AI: Training data to get more training data

Ensign! Prepare the Venn diagram! On the left: “virtuous circle.” On the right: “ML training data.” And put Tesla in the middle.

We need more Venn diagrams right meow

In all honesty, I thought there’d be funny Venn diagrams easily available to fill the blank above after I wrote the intro sentence. Turns out there’s probably a Venn diagram in the works with the words “funny” and “Venn diagram” in two completely isolated circles.

OK, some terminology:

Webster’s dictionary describes (yes, I’m doing that thing!) a virtuous circle as “a chain of events in which one desirable occurrence leads to another which further promotes the first occurrence and so on resulting in a continuous process of improvement.” In business land it’s often mixed with a flywheel metaphor, often tied to Amazon’s practices.

ML training data, on the other hand, is a core concept in machine learning. These algorithms generally work best with lots of examples to build from, so the more examples you have, the more likely you are to be successful. Most ML courses have sections on how to boost your training data set by making small changes to existing data, like flipping a picture horizontally, etc.

Now the diagram reveal, courtesy of  The Batch:

Engineers understood that AutoPilot was having trouble recognizing occluded stop signs because, among other things, the bounding boxes around them flickered. Using images from the existing dataset, they trained a model to detect occluded stop signs. They sent this model to the fleet with instructions to send back similar images. This gave them tens of thousands of new examples.

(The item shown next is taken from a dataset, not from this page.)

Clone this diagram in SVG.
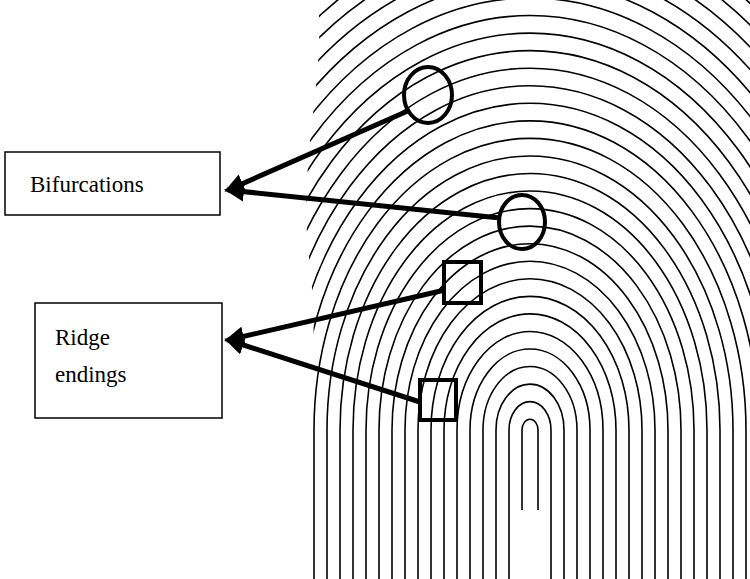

Obviously it helps to have a fleet of networked cars out there that can roam the earth, but this particular feedback loop has haunted my imagination for a week or so now, not so much from a “good going, Tesla” view as much as the implications of mobile networked cameras and incentives. What happens when this gets linked into navigation software? Will minor deviations to optimize for data collection start to be a thing? Will Tesla owners start a side hustle running Uber Data runs? How fast could maps, street view, etc shift if it turned out Waze was only the bottom left edge of the hockey stick?